2. **Now, let's check the second part of the graph, for numbers 4 or larger:**
When `x` is 4 or greater (like 4, 4.01, starting at 4 and going to the right), the rule is `2x - 5`.
If we put `x = 4` into this rule, we get `2 * 4 - 5 = 8 - 5 = 3`. This means the second part of the graph starts at a height of 3 when `x = 4`.

3. **Compare where they meet:**
The first part was heading to a height of 1, but the second part starts at a height of 3. Since 1 is not the same as 3, the two parts don't connect! There's a jump or a gap right at `x = 4`.

Because of this gap, the function is discontinuous at `x = 4`.

Alternative answer

Answer: The function is discontinuous at $x=4$. Explain
This is a question about checking if a function is continuous or discontinuous, especially when the function has different rules for different parts of its domain . The solving step is:

First, I looked at each part of the function by itself.
* For numbers less than 4 ($x<4$), the rule is $f(x) = 5-x$. This is a simple straight line, and all straight lines are smooth and don't have any breaks, so this part is continuous for $x<4$.
* For numbers equal to or greater than 4 ($x \geq 4$), the rule is $f(x) = 2x-5$. This is also a simple straight line, so it's continuous for $x \geq 4$.

The only place where there might be a problem is exactly where the rules change, which is at $x=4$. For the whole function to be continuous, the two different parts of the function need to "meet up" perfectly at $x=4$, without any gaps or jumps.

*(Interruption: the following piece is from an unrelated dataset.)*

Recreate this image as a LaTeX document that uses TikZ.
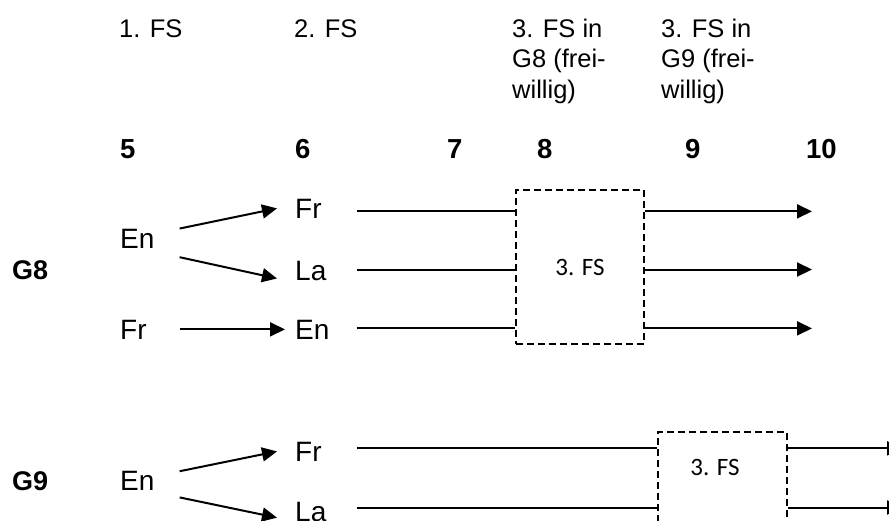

Let's check what value each rule gives when $x$ is 4:
1. **From the first rule (for $x<4$):** If we imagine $x$ getting super close to 4 (like 3.999), the function is $5-x$. So, if $x$ were 4, this rule would give $5-4 = 1$.
2. **From the second rule (for $x \geq 4$):** When $x$ is exactly 4, the function uses this rule, which is $2x-5$. So, for $x=4$, this rule gives $2(4)-5 = 8-5 = 3$.

Since the value from the first rule (1) is not the same as the value from the second rule (3) at $x=4$, the two parts of the function don't connect. There's a "jump" from 1 up to 3 at $x=4$. This means if you were drawing the graph, you would have to lift your pencil at $x=4$.

Therefore, the function is discontinuous at $x=4$.